Texte inédit | Ballast
Après cinq mois de préparation, un important week-end de mobilisation s’est tenu dans plusieurs vallées des Pyrénées, les 10 et 11 octobre dernier. À l’initiative ? le collectif Touche pas à ma forêt. 2 500 personnes se sont ainsi rassemblées — avec pour épicentre la commune de Lannemezan, lieu prévu pour l’implantation d’une méga-scierie du groupe industriel italien Florian. En s’opposant à ce projet, c’est une alternative à l’exploitation productiviste qui se dessine aussi. Reportage, entre marches dans la forêt, conférences, débats et concerts. ☰ Par Loez
La pluie fine et drue n’aura pas découragé les soutiens. 1 300 marcheur·ses venu·es des cinq départements pyrénéens, ainsi que quelques Catalans, sont partis dimanche matin du village de Capvern, en Occitanie. Ponchos sur la tête et parapluies déployés, ils se retrouvent sur un pré herbeux de la zone industrielle de Lannemezan, près du site qui prévoit d’accueillir un projet de méga-scierie. Béret vissé sur la tête et verbe acéré, Pascal Lachaud, maire-adjoint PCF de Capvern, et l’un des porte-parole du collectif Touche pas à ma forêt, les accueille avec ces mots : « Hêtres des forêts de l’Ortet, de Benquet, d’Esparros, hêtres très vieux des forêts du Baget, de la Soule, mes amis hêtres du Couserans, de Castillon, d’Audressein, hêtres tumultueux et noueux du Comminges, d’Encausse, amis du Salat et de Tarascon, de la Chalabre, des Gaves, des vallées de Campains et d’Aure, je vous salue. » Il poursuit : « Amis hêtres du monde et citoyens de la Terre, vous avez répondu présent pour appeler à vivre dignes dans une société qui ne veut plus de nous. » La veille, près de 1 200 personnes ont rejoint les marches organisées, de Saint-Girons à Bagnère-de-Bigorre, en passant par Aspet. Là, Daniel, forestier retraité et syndicaliste du SNUPFEN1, syndicat majoritaire de l’Office national des forêts et membre de l’Union syndicale Solidaires, raconte la forêt au fil de la déambulation : une lecture sensible où s’entremêlent activités humaines, animales et végétales, temporalités des arbres et des hommes.

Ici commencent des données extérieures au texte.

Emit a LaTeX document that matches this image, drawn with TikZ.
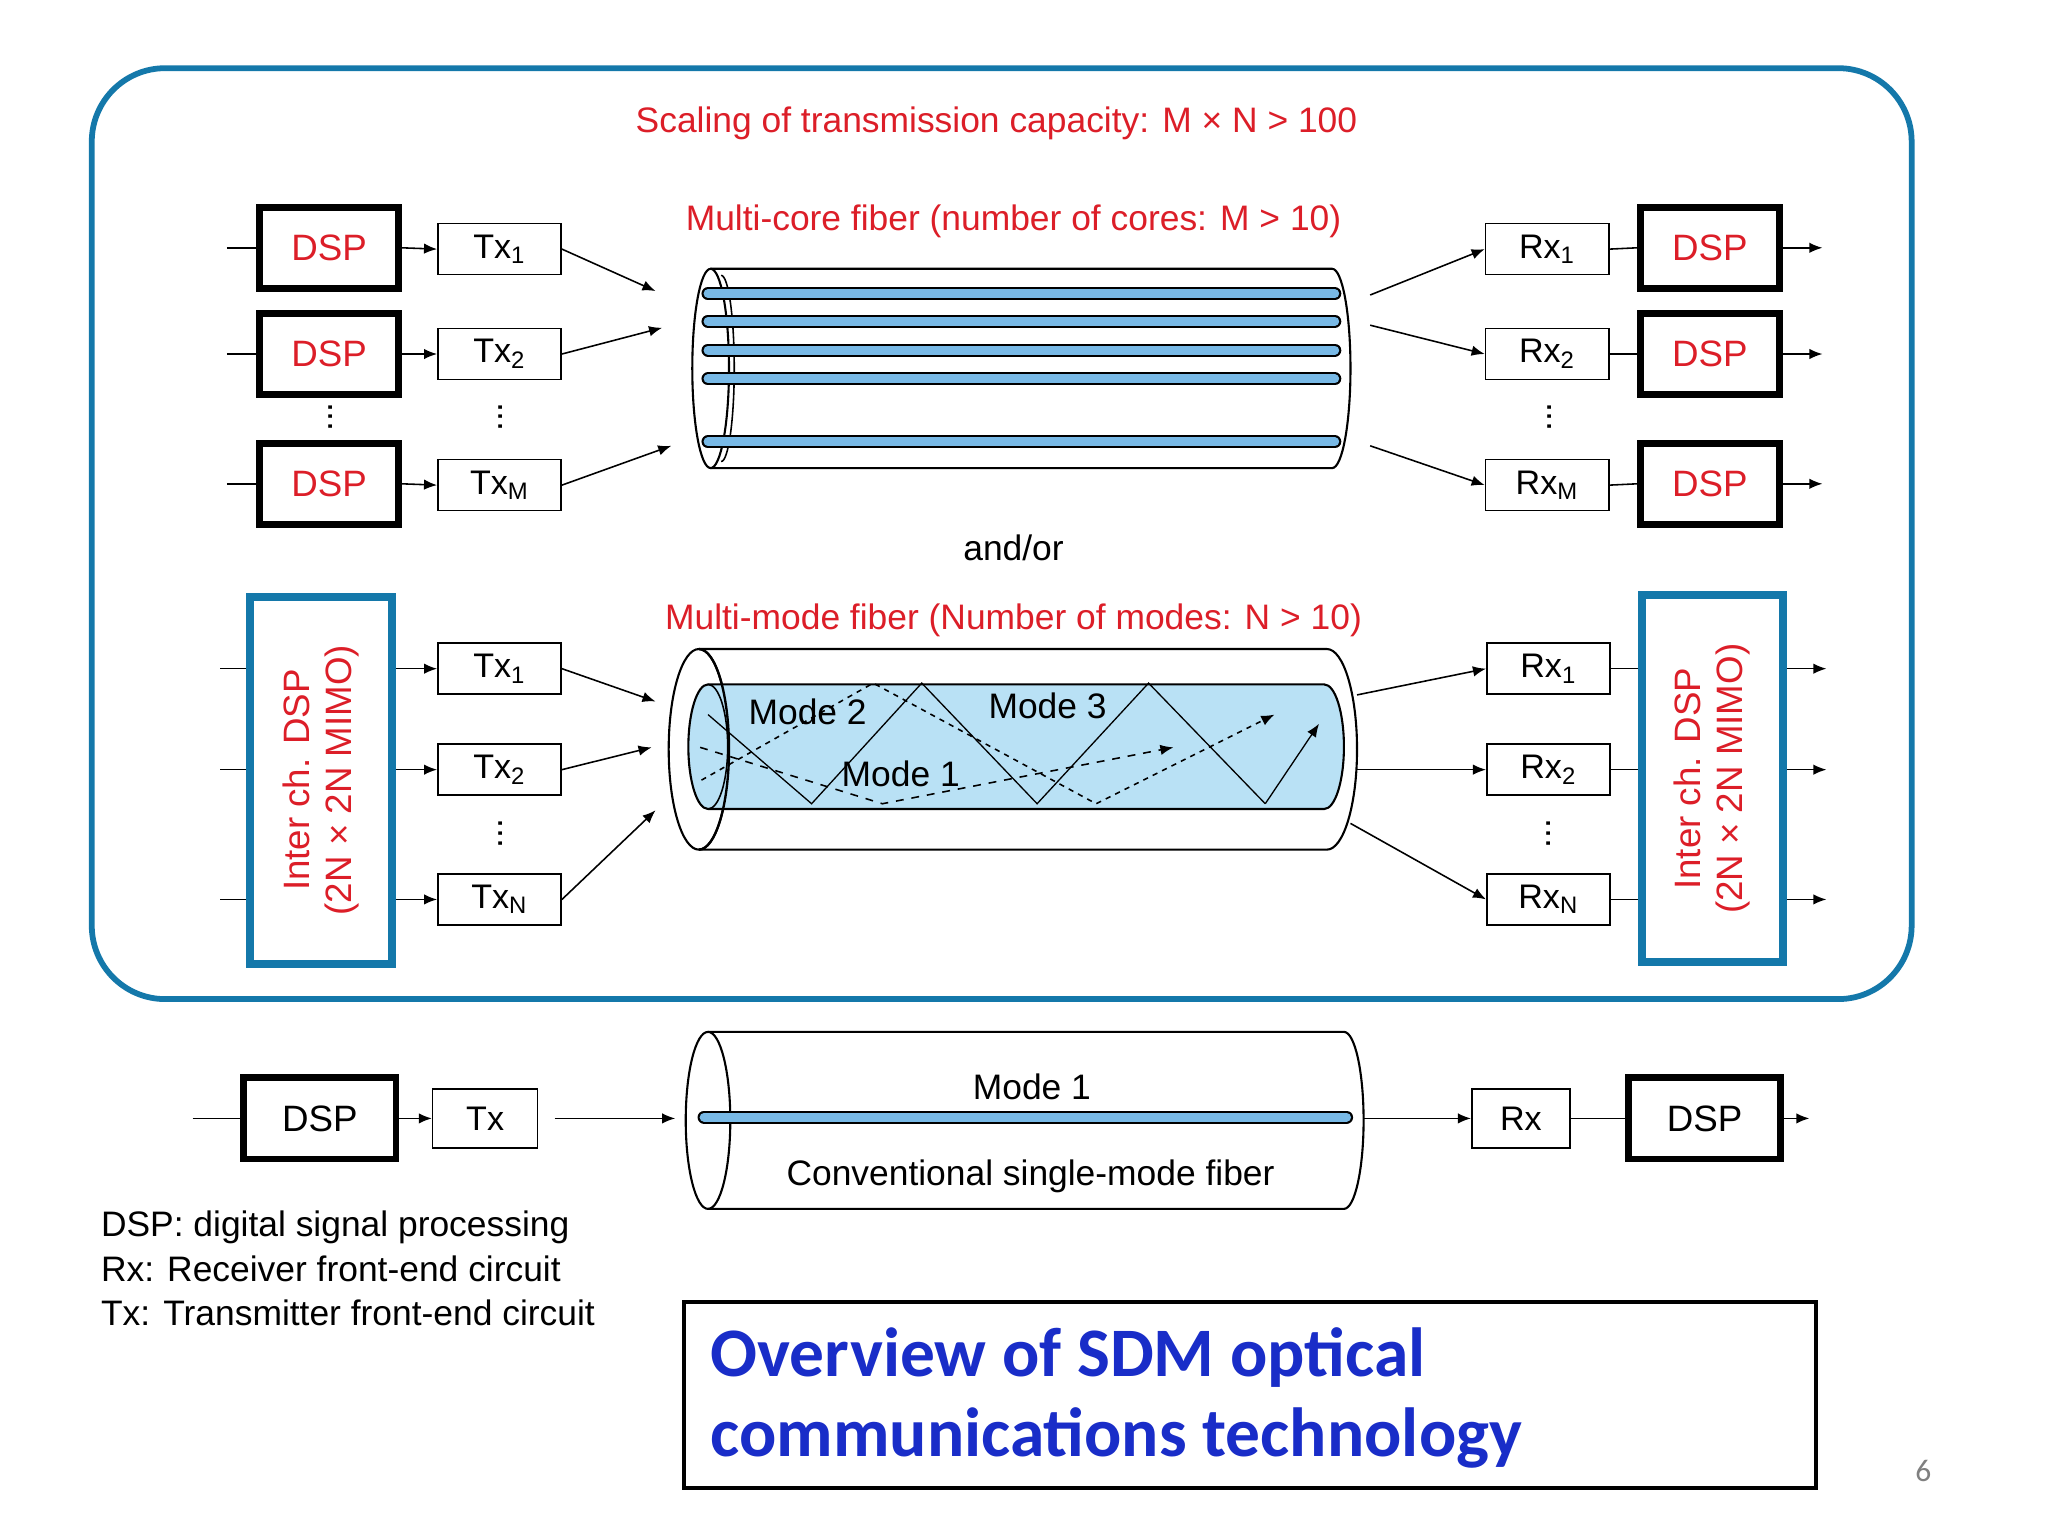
\documentclass[tikz,border=0pt]{standalone}
\usepackage{fontspec}
\setmainfont{Liberation Sans}
\newfontfamily\calib{Carlito}
\usetikzlibrary{arrows.meta}
\definecolor{frameblue}{RGB}{20,120,170}
\definecolor{sred}{RGB}{220,30,40}
\definecolor{coreblue}{RGB}{120,185,230}
\definecolor{lightcore}{RGB}{185,225,245}
\definecolor{titleblue}{RGB}{25,45,200}
\tikzset{
 x=0.5pt,y=-0.5pt,
 dsp/.style={draw,line width=2.6pt,minimum width=53pt,minimum height=31pt,inner sep=0,text=sred,font=\fontsize{14}{16}\selectfont},
 dspk/.style={dsp,text=black},
 txb/.style={draw,line width=0.6pt,minimum width=47pt,minimum height=19.5pt,inner sep=0,font=\fontsize{13}{15}\selectfont},
 mimo/.style={draw=frameblue,line width=3pt,minimum width=54pt,minimum height=140pt,inner sep=0},
 arr/.style={-{Latex[length=5pt,width=4pt]},line width=0.6pt},
 ln/.style={line width=0.6pt},
 lbl/.style={font=\fontsize{13.5}{15}\selectfont},
 core/.style={line width=5pt,line cap=round},
}
\begin{document}
\begin{tikzpicture}
\useasboundingbox (0,0) rectangle (1562,1172);
\fill[white] (0,0) rectangle (1562,1172);
\draw[frameblue,line width=2.2pt,rounded corners=28pt] (70,52) rectangle (1458,762);
\node[lbl,text=sred] (title) at (760,94) {Scaling of transmission capacity: M × N > 100};
% ---------- multi-core ----------
\node[lbl,text=sred] (mcl) at (773,169) {Multi-core fiber (number of cores: M > 10)};
\foreach \n/\y in {1/189,2/270,3/369}{
  \node[dsp] (dl\n) at (251,\y) {DSP};
  \coordinate (il\n) at (173,\y);
  \draw[ln] (il\n) -- (dl\n.west);
  \node[dsp] (dr\n) at (1304,\y) {DSP};
  \coordinate (or\n) at (1390,\y);
  \draw[arr] (dr\n.east) -- (or\n);
}
\node[txb] (t1) at (381,190) {Tx\textsubscript{1}};
\node[txb] (t2) at (381,270) {Tx\textsubscript{2}};
\node[txb] (t3) at (381,370) {Tx\textsubscript{M}};
\node[txb] (r1) at (1180,190) {Rx\textsubscript{1}};
\node[txb] (r2) at (1180,270) {Rx\textsubscript{2}};
\node[txb] (r3) at (1180,370) {Rx\textsubscript{M}};
\foreach \n in {1,2,3}{\draw[arr] (dl\n.east) -- (t\n.west); \draw[ln] (r\n.east) -- (dr\n.west);}
\node[lbl] (dd1) at (252,318) {\rotatebox{90}{...}};
\node[lbl] (dd2) at (382,318) {\rotatebox{90}{...}};
\node[lbl] (dd3) at (1182,318) {\rotatebox{90}{...}};
\node[lbl] (dd4) at (775,312) {\rotatebox{90}{...}};
% fiber
\draw[line width=0.8pt,fill=white] (542,205) -- (1016,205) arc[start angle=-90,end angle=90,x radius=14,y radius=76] -- (542,357);
\draw[line width=0.8pt] (542,281) ellipse[x radius=14,y radius=76];
\draw[line width=0.6pt] (550,210) arc[start angle=-90,end angle=90,x radius=10,y radius=71];
\foreach \y in {224,245,267,289,337}{
  \draw[core,black] (540,\y) -- (1018,\y);
  \draw[line width=3.4pt,line cap=round,coreblue] (540,\y) -- (1018,\y);
}
\coordinate (fa1) at (500,222); \coordinate (fa2) at (505,250); \coordinate (fa3) at (512,340);
\draw[arr] (t1.east) -- (fa1); \draw[arr] (t2.east) -- (fa2); \draw[arr] (t3.east) -- (fa3);
\coordinate (fb1) at (1045,225); \coordinate (fb2) at (1045,248); \coordinate (fb3) at (1045,340);
\draw[arr] (fb1) -- (r1.west); \draw[arr] (fb2) -- (r2.west); \draw[arr] (fb3) -- (r3.west);
\node[lbl] (andor) at (773,418) {and/or};
% ---------- multi-mode ----------
\node[lbl,text=sred] (mml) at (773,473) {Multi-mode fiber (Number of modes: N > 10)};
\node[mimo] (ml) at (245,595) {};
\node[rotate=90,align=center,text=sred,font=\fontsize{14}{16}\selectfont] at (ml.center) {Inter ch. DSP\\(2N × 2N MIMO)};
\node[mimo] (mr) at (1306,594) {};
\node[rotate=90,align=center,text=sred,font=\fontsize{14}{16}\selectfont] at (mr.center) {Inter ch. DSP\\(2N × 2N MIMO)};
\node[txb] (u1) at (381,510) {Tx\textsubscript{1}};
\node[txb] (u2) at (381,587) {Tx\textsubscript{2}};
\node[txb] (u3) at (381,686) {Tx\textsubscript{N}};
\node[txb] (s1) at (1181,510) {Rx\textsubscript{1}};
\node[txb] (s2) at (1181,587) {Rx\textsubscript{2}};
\node[txb] (s3) at (1181,686) {Rx\textsubscript{N}};
\node[lbl] (dd5) at (382,636) {\rotatebox{90}{...}};
\node[lbl] (dd6) at (1181,636) {\rotatebox{90}{...}};
\foreach \n/\y in {1/510,2/587,3/686}{
  \coordinate (mi\n) at (168,\y); \draw[ln] (mi\n) -- (mi\n -| ml.west);
  \draw[arr] (ml.east |- u\n) -- (u\n.west);
  \draw[ln] (s\n.east) -- (s\n.east -| mr.west);
  \coordinate (mo\n) at (1393,\y); \draw[arr] (mr.east |- mo\n) -- (mo\n);
}
% fiber
\draw[line width=0.8pt,fill=white] (533,495) -- (1012,495) arc[start angle=-90,end angle=90,x radius=23,y radius=76.5] -- (533,648);
\draw[line width=0.8pt] (533,571.5) ellipse[x radius=23,y radius=76.5];
\draw[line width=0.8pt,fill=lightcore] (540,522) -- (1010,522) arc[start angle=-90,end angle=90,x radius=15,y radius=47.5] -- (540,617) arc[start angle=90,end angle=270,x radius=15,y radius=47.5] -- cycle;
\draw[line width=0.6pt] (540,522) arc[start angle=-90,end angle=90,x radius=15,y radius=47.5];
\draw[line width=0.9pt] (533,495) arc[start angle=-90,end angle=90,x radius=23,y radius=76.5];
\draw[line width=0.5pt] (540,545) -- (619,613) -- (703,521) -- (791,613) -- (876,521) -- (965,613);
\draw[line width=0.5pt,-{Latex[length=5pt,width=4pt]}] (965,613) -- (1006,552);
\draw[line width=0.6pt,dashed,-{Latex[length=5pt,width=4pt]}] (534,570) -- (673,613) -- (895,570);
\draw[line width=0.6pt,dash pattern=on 2pt off 2pt,-{Latex[length=5pt,width=4pt]}] (535,595) -- (666,521) -- (836,613) -- (972,545);
\node[lbl,inner sep=0.5pt] (m2) at (616,543) {Mode 2};
\node[lbl] (m3) at (799,538) {Mode 3};
\node[lbl,inner sep=0.5pt] (m1) at (687,590) {Mode 1};
\coordinate (ga1) at (500,535); \coordinate (ga2) at (497,570); \coordinate (ga3) at (500,618);
\draw[arr] (u1.east) -- (ga1); \draw[arr] (u2.east) -- (ga2); \draw[arr] (u3.east) -- (ga3);
\coordinate (gb1) at (1035,530); \coordinate (gb2) at (1035,587); \coordinate (gb3) at (1030,628);
\draw[arr] (gb1) -- (s1.west); \draw[arr] (gb2) -- (s2.west); \draw[arr] (gb3) -- (s3.west);
% ---------- single mode ----------
\node[dspk,minimum width=58pt] (bd1) at (244,853) {DSP};
\node[dspk,minimum width=58pt] (bd2) at (1300,853) {DSP};
\node[txb,minimum width=40pt,minimum height=22.5pt] (bt) at (370,853) {Tx};
\node[txb,minimum width=37.5pt,minimum height=22.5pt] (br) at (1160,853) {Rx};
\coordinate (bi) at (147,853); \coordinate (bo) at (1380,853);
\draw[ln] (bi) -- (bd1.west); \draw[arr] (bd1.east) -- (bt.west);
\draw[ln] (br.east) -- (bd2.west); \draw[arr] (bd2.east) -- (bo);
\draw[line width=0.8pt,fill=white] (540,787) -- (1025,787) arc[start angle=-90,end angle=90,x radius=15,y radius=67.5] -- (540,922);
\draw[line width=0.8pt] (540,854.5) ellipse[x radius=17,y radius=67.5];
\draw[core,black] (537,852) -- (1027,852);
\draw[line width=3.4pt,line cap=round,coreblue] (537,852) -- (1027,852);
\coordinate (sa) at (423,853); \coordinate (sb) at (515,853); \coordinate (sc) at (1040,853);
\draw[arr] (sa) -- (sb); \draw[arr] (sc) -- (br.west);
\node[lbl] (sm1) at (787,829) {Mode 1};
\node[lbl] (smf) at (786,897) {Conventional single-mode fiber};
% legend
\node[lbl,anchor=west] (lg1) at (70,936) {DSP: digital signal processing};
\node[lbl,anchor=west] (lg2) at (70,968) {Rx: Receiver front-end circuit};
\node[lbl,anchor=west] (lg3) at (70,1001) {Tx: Transmitter front-end circuit};
% title box
\draw[line width=1.5pt] (522,993) rectangle (1385,1135);
\node[anchor=west,text=titleblue,font=\calib\bfseries\fontsize{26.5}{30}\selectfont] (tt1) at (535,1035) {Overview of SDM optical};
\node[anchor=west,text=titleblue,font=\calib\bfseries\fontsize{26.5}{30}\selectfont] (tt2) at (535,1097) {communications technology};
\node[text=gray,font=\calib\fontsize{12}{14}\selectfont] (pg) at (1467,1122) {6};
\end{tikzpicture}
\end{document}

« La mobilisation a été pour beaucoup de citoyens une occasion de reprendre une place, de reprendre notre pouvoir de décision. »
Piloté par la Communauté de communes du plateau de Lannemezan (CCPL), le projet TRIESTE a pour but l’installation sur le territoire d’une usine du groupe italien Florian, multinationale de la filière bois. Celle-ci devrait produire 50 000 m3 par an de bois d’œuvre, destiné à l’ameublement ou à la construction, pendant 10 à 15 ans. À l’origine de cette entreprise, on trouve Bernard Plano, président de la CCPL et maire de la ville ; en 2018, il a créé l’association Bois Occitanie afin d’initier des projets industriels. En décembre 2019, il présente TRIESTE à la commission économique du Conseil communautaire « sans aucune concertation ni débat avec les élus« , comme le rappelleront plusieurs intervenant·es au cours du week-end. Le même mois, une charte d’engagement est signée entre bailleurs de fonds publics, fournisseurs de bois et décideurs politiques, parmi lesquels la région Occitanie et le CCPL. Parallèlement à la scierie envisagée, la société Lannemezan Bois Énergie remporte en 2019 un appel d’offres pour construire une centrale biomasse, qui serait alimentée par les bois non utilisés par la scierie et ses déchets. 30 000 m3 par an de bois seraient nécessaires chaque année pour produire 2,5 MW2 d’électricité et 7 MW de chaleur. Les défenseurs du projet mettent en avant une supposée sous-exploitation des forêts pyrénéennes, ainsi que la création d’emplois induite par l’implantation de l’industriel. Un discours qui s’inscrit dans la lignée du Programme national de la forêt et du bois3, dans lequel on apprend que « la forêt est une manne économique importante », qu’elle est « actuellement sous-utilisée » et qu’il faut « l’adapter aux besoins du marché ». Des arguments que ne partagent pas les opposants à l’installation de Florian.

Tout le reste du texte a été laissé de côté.